I will keep this post updated on our progress, but does anyone has some thoughts on using LDPE for this specific application? (Pictures attached of the potential final product – taken from Weez and Murl website who use LDPE for their products).
not in particular; may be a walk to the library or google image search ‘interior design NEAR plastic‘. I see our mates in the Tarragona Lab this weeks; there is a guru (Professor) who has an astonishing library, also with good skills in thermo-forming; I will ask him. Other than that, there are also quite some more dedicated designer portals on the web. Facebook groups also have good stuff on that.
Haha I see what you mean. I was thinking of passing beams of HDPE into the table top to make it stronger but recycling that would be a nightmare.
Would you have any book recommendations ?
I am happy to see your concerns; good thinking ! By combining I rather meant :
– metal, wood for structural/joint material
– glass, acrylic & epoxy for protection (table) whereby epoxy doesn’t need to be glued
there are amazing magazines and books you can find in the shelf of furniture makers or carpenters, designers, etc…
I have thought about that but the problem is then the plastic doesn’t become recyclable anymore once I mix it with other stuff.
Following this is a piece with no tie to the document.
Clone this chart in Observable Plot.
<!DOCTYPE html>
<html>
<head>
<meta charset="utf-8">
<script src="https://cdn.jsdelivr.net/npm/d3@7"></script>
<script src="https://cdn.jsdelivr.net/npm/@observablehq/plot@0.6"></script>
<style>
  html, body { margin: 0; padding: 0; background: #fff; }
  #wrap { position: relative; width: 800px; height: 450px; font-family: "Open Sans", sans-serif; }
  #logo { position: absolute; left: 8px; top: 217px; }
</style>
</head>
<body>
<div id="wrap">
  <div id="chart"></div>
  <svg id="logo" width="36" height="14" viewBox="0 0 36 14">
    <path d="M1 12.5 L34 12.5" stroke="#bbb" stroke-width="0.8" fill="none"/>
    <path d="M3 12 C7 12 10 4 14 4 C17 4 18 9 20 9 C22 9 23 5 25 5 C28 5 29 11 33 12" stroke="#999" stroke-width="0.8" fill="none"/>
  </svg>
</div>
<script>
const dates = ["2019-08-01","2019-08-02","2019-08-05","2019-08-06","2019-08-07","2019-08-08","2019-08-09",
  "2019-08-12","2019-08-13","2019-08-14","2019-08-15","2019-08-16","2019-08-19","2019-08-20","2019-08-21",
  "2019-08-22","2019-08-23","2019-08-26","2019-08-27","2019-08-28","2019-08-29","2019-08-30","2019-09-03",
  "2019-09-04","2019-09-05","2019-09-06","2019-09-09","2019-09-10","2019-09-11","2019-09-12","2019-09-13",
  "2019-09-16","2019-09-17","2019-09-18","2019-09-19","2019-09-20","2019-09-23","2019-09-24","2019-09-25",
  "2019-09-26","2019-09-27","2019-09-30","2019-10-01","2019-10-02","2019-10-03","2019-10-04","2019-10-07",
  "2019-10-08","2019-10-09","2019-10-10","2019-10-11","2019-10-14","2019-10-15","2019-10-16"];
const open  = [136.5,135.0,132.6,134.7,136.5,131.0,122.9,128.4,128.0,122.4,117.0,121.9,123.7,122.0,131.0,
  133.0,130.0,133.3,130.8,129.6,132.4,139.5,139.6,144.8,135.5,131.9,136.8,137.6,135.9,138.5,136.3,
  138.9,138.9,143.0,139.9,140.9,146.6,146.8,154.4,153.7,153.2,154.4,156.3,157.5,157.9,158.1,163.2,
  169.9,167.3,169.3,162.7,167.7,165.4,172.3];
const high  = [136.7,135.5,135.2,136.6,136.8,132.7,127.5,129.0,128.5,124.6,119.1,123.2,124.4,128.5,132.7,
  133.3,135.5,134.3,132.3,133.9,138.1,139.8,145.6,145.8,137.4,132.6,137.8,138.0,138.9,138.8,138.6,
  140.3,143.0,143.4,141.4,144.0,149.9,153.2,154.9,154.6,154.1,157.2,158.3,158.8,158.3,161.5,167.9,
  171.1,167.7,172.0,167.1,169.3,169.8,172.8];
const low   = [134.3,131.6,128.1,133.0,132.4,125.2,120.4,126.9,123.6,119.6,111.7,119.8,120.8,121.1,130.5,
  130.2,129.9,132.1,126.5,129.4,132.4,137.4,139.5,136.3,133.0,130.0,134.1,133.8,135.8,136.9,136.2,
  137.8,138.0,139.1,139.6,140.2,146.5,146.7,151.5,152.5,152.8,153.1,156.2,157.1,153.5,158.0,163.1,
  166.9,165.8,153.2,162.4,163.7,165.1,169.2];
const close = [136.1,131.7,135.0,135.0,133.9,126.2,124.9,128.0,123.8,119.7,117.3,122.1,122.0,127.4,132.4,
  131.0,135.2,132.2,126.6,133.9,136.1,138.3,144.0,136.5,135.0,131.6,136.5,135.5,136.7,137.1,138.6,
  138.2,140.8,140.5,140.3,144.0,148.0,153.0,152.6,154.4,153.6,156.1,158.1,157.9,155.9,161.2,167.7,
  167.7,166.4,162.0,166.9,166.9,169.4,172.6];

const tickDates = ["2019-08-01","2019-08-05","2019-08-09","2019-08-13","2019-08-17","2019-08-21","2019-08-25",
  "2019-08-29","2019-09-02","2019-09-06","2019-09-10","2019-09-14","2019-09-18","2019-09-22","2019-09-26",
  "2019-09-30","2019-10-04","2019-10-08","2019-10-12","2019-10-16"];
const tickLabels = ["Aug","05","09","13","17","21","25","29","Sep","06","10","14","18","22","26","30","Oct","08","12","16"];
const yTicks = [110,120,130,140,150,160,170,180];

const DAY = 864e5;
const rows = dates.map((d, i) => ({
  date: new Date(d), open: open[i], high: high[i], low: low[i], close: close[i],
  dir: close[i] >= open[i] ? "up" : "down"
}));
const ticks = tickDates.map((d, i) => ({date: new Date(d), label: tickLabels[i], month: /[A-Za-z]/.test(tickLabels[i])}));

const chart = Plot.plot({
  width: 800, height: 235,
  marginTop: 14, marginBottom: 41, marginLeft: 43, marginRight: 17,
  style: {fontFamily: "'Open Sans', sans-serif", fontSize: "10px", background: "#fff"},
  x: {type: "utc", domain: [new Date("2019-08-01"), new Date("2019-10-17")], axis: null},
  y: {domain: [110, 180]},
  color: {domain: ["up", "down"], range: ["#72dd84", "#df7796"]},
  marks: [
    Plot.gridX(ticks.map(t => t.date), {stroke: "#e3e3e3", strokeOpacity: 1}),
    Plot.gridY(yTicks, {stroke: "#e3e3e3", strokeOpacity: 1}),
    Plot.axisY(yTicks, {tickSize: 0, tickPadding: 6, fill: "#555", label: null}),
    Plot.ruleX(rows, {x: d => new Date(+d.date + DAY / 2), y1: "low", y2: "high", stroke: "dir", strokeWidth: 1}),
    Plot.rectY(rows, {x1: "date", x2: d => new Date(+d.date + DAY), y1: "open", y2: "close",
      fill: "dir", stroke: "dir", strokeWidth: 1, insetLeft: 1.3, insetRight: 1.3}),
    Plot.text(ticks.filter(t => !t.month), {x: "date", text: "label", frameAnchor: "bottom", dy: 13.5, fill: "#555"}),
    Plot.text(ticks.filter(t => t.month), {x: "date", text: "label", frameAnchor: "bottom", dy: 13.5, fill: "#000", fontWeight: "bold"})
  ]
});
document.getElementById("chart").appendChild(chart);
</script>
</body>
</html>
LDPE gives out a good finish and if my process is correct I won’t need to polish it and all
I guess have you already considered combining other materials as glass, metals, and especially epoxy which gives you lots of options. You could increase your product’s value a lot, assuming you can market it as well at some point. I heard a few times that competing/creating with virgin plastic isn’t exactly a business model; even though marble like textures is a little beyond that.
Yeah I imagine, I’m thinking LDPE because there’s tones of it everywhere.
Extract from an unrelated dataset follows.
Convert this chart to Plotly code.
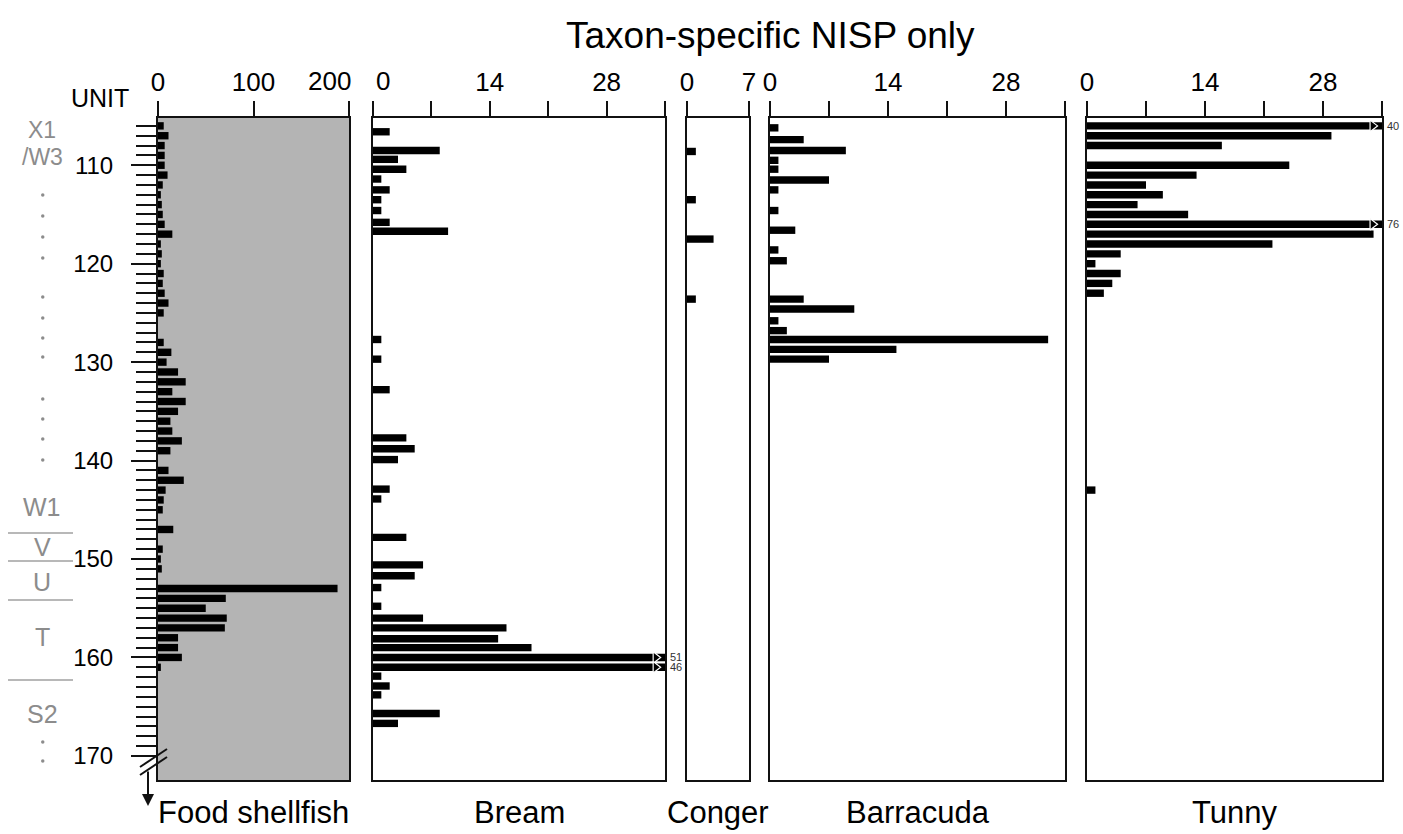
import plotly.graph_objects as go

# ---------------- data (NISP per excavation unit) ----------------
shellfish_units = list(range(106, 162))
shellfish_nisp = [6, 11, 7, 7, 7, 10, 5, 3, 4, 5, 7, 15, 3, 4, 3, 6, 5, 7, 11, 6,
                  0, 0, 6, 14, 9, 21, 29, 15, 29, 21, 13, 15, 25, 13, 0, 11, 27, 8,
                  6, 5, 0, 16, 0, 5, 3, 4, 0, 188, 71, 50, 72, 70, 21, 21, 25, 3]

bream_units = [106.6, 108.5, 109.4, 110.4, 111.4, 112.5, 113.5, 114.6, 115.8, 116.7,
               127.7, 129.7, 132.8, 137.7, 138.8, 139.9, 142.9, 143.9, 147.8,
               150.6, 151.7, 152.9, 154.8, 156, 157, 158.1, 159, 160, 161, 161.9,
               162.9, 163.8, 165.7, 166.7]
bream_nisp = [2, 8, 3, 4, 1, 2, 1, 1, 2, 9,
              1, 1, 2, 4, 5, 3, 2, 1, 4,
              6, 5, 1, 1, 6, 16, 15, 19, 51, 46, 1,
              2, 1, 8, 3]

conger_units = [108.6, 113.5, 117.5, 123.6]
conger_nisp = [1, 1, 3, 1]

barracuda_units = [106.2, 107.4, 108.5, 109.5, 110.4, 111.5, 112.5, 114.6, 116.6,
                   118.6, 119.7, 123.6, 124.6, 125.8, 126.8, 127.7, 128.7, 129.7]
barracuda_nisp = [1, 4, 9, 1, 1, 7, 1, 1, 3, 1, 2, 4, 10, 1, 2, 33, 15, 7]

tunny_units = [106, 107, 108, 110, 111, 112, 113, 114, 115, 116, 117, 118, 119,
               120, 121, 122, 123, 143]
tunny_nisp = [40, 29, 16, 24, 13, 7, 9, 6, 12, 76, 34, 22, 4, 1, 4, 3, 2, 1]

panel_names = ["Food shellfish", "Bream", "Conger", "Barracuda", "Tunny"]
panel_max = [200, 35, 7, 35, 35]
panel_ticks = [[0, 100, 200], [0, 7, 14, 21, 28, 35], [0, 7],
               [0, 7, 14, 21, 28, 35], [0, 7, 14, 21, 28, 35]]
# labels at the shared panel edges are set beside their ticks separately
panel_ticktext = [["0", "100", ""], ["", "", "14", "", "28", ""],
                  ["0", "7"], ["0", "", "14", "", "28", ""], ["0", "", "14", "", "28", ""]]
edge_labels = [(0, 200, "right", 4), (1, 0, "left", 1)]  # (panel, value, anchor, shift)
unit_ticks = list(range(110, 171, 10))

series = [(shellfish_units, shellfish_nisp), (bream_units, bream_nisp),
          (conger_units, conger_nisp), (barracuda_units, barracuda_nisp),
          (tunny_units, tunny_nisp)]

# ---------------- page geometry ----------------
W, H = 1403, 834
FONT = "Arial, Liberation Sans, sans-serif"
TICK_SIZE = 26


def px(x):
    return x / W


def py(y):
    return 1 - y / H


def label(x, y, text, size, color="black"):
    return dict(x=px(x), y=py(y), xref="paper", yref="paper", text=text,
                showarrow=False, xanchor="center", yanchor="middle",
                font=dict(size=size, family=FONT, color=color))


panel_px = [(158, 349), (373, 665), (687, 749), (770, 1065), (1087, 1382)]
y_dom = [py(780), py(118)]
y_range = [172.45, 105.2]

fig = go.Figure()
layout = dict(
    template="none",
    width=W, height=H, margin=dict(l=0, r=0, t=0, b=0, autoexpand=False),
    paper_bgcolor="white", plot_bgcolor="rgba(0,0,0,0)",
    showlegend=False, font=dict(family=FONT, color="black"),
    shapes=[], annotations=[],
)

for i, ((units, vals), (x0, x1)) in enumerate(zip(series, panel_px)):
    n = "" if i == 0 else str(i + 1)
    xa, ya = "x" + n, "y" + n
    xmax = panel_max[i]
    fig.add_trace(go.Bar(
        x=vals, y=units, orientation="h", width=0.75,
        marker=dict(color="black", line=dict(width=0)),
        xaxis=xa, yaxis=ya, hoverinfo="x+y",
    ))
    # values beyond the axis: arrow tip at the panel edge plus the count
    over_u = [u for u, v in zip(units, vals) if v > xmax]
    over_v = [v for v in vals if v > xmax]
    if over_u:
        fig.add_trace(go.Scatter(
            x=[xmax * 0.968] * len(over_u), y=over_u, mode="markers",
            marker=dict(symbol="triangle-right", size=10, color="black",
                        line=dict(color="white", width=1.2)),
            xaxis=xa, yaxis=ya, cliponaxis=False, hoverinfo="skip",
        ))
        for u, v in zip(over_u, over_v):
            layout["annotations"].append(dict(
                x=xmax, y=u, xref=xa, yref=ya, text=str(v), showarrow=False,
                xanchor="left", yanchor="middle", xshift=3,
                font=dict(size=11, color="#333"),
            ))

    layout["xaxis" + n] = dict(
        domain=[px(x0), px(x1)], anchor=ya, side="top", range=[0, xmax],
        automargin=False,
        tickmode="array", tickvals=panel_ticks[i], ticktext=panel_ticktext[i],
        ticks="outside", ticklen=15, tickwidth=2, tickcolor="#111",
        showline=True, linewidth=2, linecolor="#111", mirror=True,
        showgrid=False, zeroline=False, ticklabelstandoff=0,
        tickfont=dict(size=TICK_SIZE, family=FONT, color="black"), fixedrange=True,
    )
    yax = dict(
        domain=y_dom, anchor=xa, range=y_range, showgrid=False, zeroline=False,
        automargin=False,
        showline=True, linewidth=2, linecolor="#111", mirror=True, fixedrange=True,
    )
    if i == 0:
        yax.update(
            tickmode="array", tickvals=unit_ticks, ticks="outside", ticklen=25,
            tickwidth=2, tickcolor="#111", ticklabelstandoff=13,
            tickfont=dict(size=24, family=FONT, color="black"),
            minor=dict(tickmode="array", tickvals=list(range(106, 171)),
                       ticks="outside", ticklen=20, tickwidth=2, tickcolor="#111"),
        )
    else:
        yax.update(matches="y", showticklabels=False, ticks="")
    layout["yaxis" + n] = yax

    # panel name under each column
    layout["annotations"].append(label((x0 + x1) / 2, 812, panel_names[i], 31))

# tick labels at the touching panel edges, set beside the tick
for p, val, anchor, shift in edge_labels:
    n = "" if p == 0 else str(p + 1)
    layout["annotations"].append(dict(
        x=val, y=py(81), xref="x" + n, yref="paper", text=str(val),
        showarrow=False, xanchor=anchor, yanchor="middle",
        xshift=shift if anchor == "left" else shift,
        font=dict(size=TICK_SIZE, family=FONT, color="black"),
    ))

# grey background of the shellfish column
layout["shapes"].append(dict(
    type="rect", xref="x domain", yref="y domain", x0=0, x1=1, y0=0, y1=1,
    fillcolor="#b4b4b4", line=dict(width=0), layer="below",
))

# axis break marks at the foot of the unit axis and the continuation arrow
for dy in (0, 8):
    layout["shapes"].append(dict(
        type="line", xref="paper", yref="paper",
        x0=px(140), y0=py(767 + dy), x1=px(167), y1=py(749 + dy),
        line=dict(color="#111", width=2),
    ))
layout["annotations"].append(dict(
    x=px(148), y=py(806), xref="paper", yref="paper", ax=0, ay=-36,
    axref="pixel", ayref="pixel", text="", showarrow=True,
    arrowhead=2, arrowsize=1.2, arrowwidth=2, arrowcolor="#111",
))

# headings
layout["annotations"].append(label(770, 36, "Taxon-specific NISP only", 37))
layout["annotations"].append(label(100, 98, "UNIT", 25))

# stratigraphic units down the left margin
grey = "#8c8c8c"
strata = [("X1", 130, 23), ("/W3", 157, 23), ("W1", 507, 25), ("V", 547, 25),
          ("U", 582, 25), ("T", 637, 25), ("S2", 714, 25)]
for text, yy, size in strata:
    layout["annotations"].append(label(42, yy, text, size, grey))
for yy in (533, 561, 600, 680):
    layout["shapes"].append(dict(
        type="line", xref="paper", yref="paper", x0=px(8), x1=px(73),
        y0=py(yy), y1=py(yy), line=dict(color="#a0a0a0", width=1.5),
    ))
for yy in (195, 216, 237, 258, 297, 318, 338, 357, 399, 419, 439, 460, 742, 761):
    layout["shapes"].append(dict(
        type="circle", xref="paper", yref="paper",
        x0=px(41), x1=px(44.5), y0=py(yy + 1.75), y1=py(yy - 1.75),
        fillcolor=grey, line=dict(width=0),
    ))

fig.update_layout(**layout)
fig.write_html("out.html", config={"displayModeBar": False})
These guys have managed to make a table out of LDPE for a design conference or something similar…
No documentation that I know of unfortunately. That was made of PS which is a lot stiffer than LDPE They still used a lot of steel under the table. I would definitely make some full scale prototypes before you commit to full time.
No I haven’t just yet, have been looking at lot online, people making chopping boards and plates. They seem pretty sturdy.
In terms of design, that’s a good point. We will try to use a old table feets for now, taken from old tables. Metal over wood
Yes saw that video, Jaden seems like such a cool dude. 300kg is a big big table, there’s no forum article for how they made right?
Have you made a full size desktop or table top with you process? LDPE is fairly soft material, what kind of structure will support it? Did you see the PP 300 Kg conference table build video https://davehakkens.nl/preciousplastic/a-massive-table-from-recycled-plastic/ ?
I think there’s a market for plastic marble worktops without legs. I would concentrate on making the worktops and think about legs later, and focus particularly on how to market your product and start making money.
One niche market you could target would be worktops for live-in van conversions. Van kitchens require lightweight worktops which are small in size. You can do an off-the-shelf size and more expensive bespoke sizes. An easy market to reach via van conversion forums and facebook groups.
Super cool @plastichub, I’ll look forward to your info 🙂
Super cool advice thanks, van life is on the rise at the moment for sure!
It’s a little hard at the moment to identify who exactly is my customer, I’m still trying to figure that out.
So the plan is to be a Lean as possible when I start, making sheets a 3 cms thick in high volume then making cuts for all sorts of applications such as bathroom tiles, roof tiles, table tops, kitchen top and van tops too. I’m thinking if I make the sheets then I can easily cut them into whatever I think the market wants or needs. It will allow to test everything out and see what sells best.
All left overs from the cuts can go back into the manufacturing process.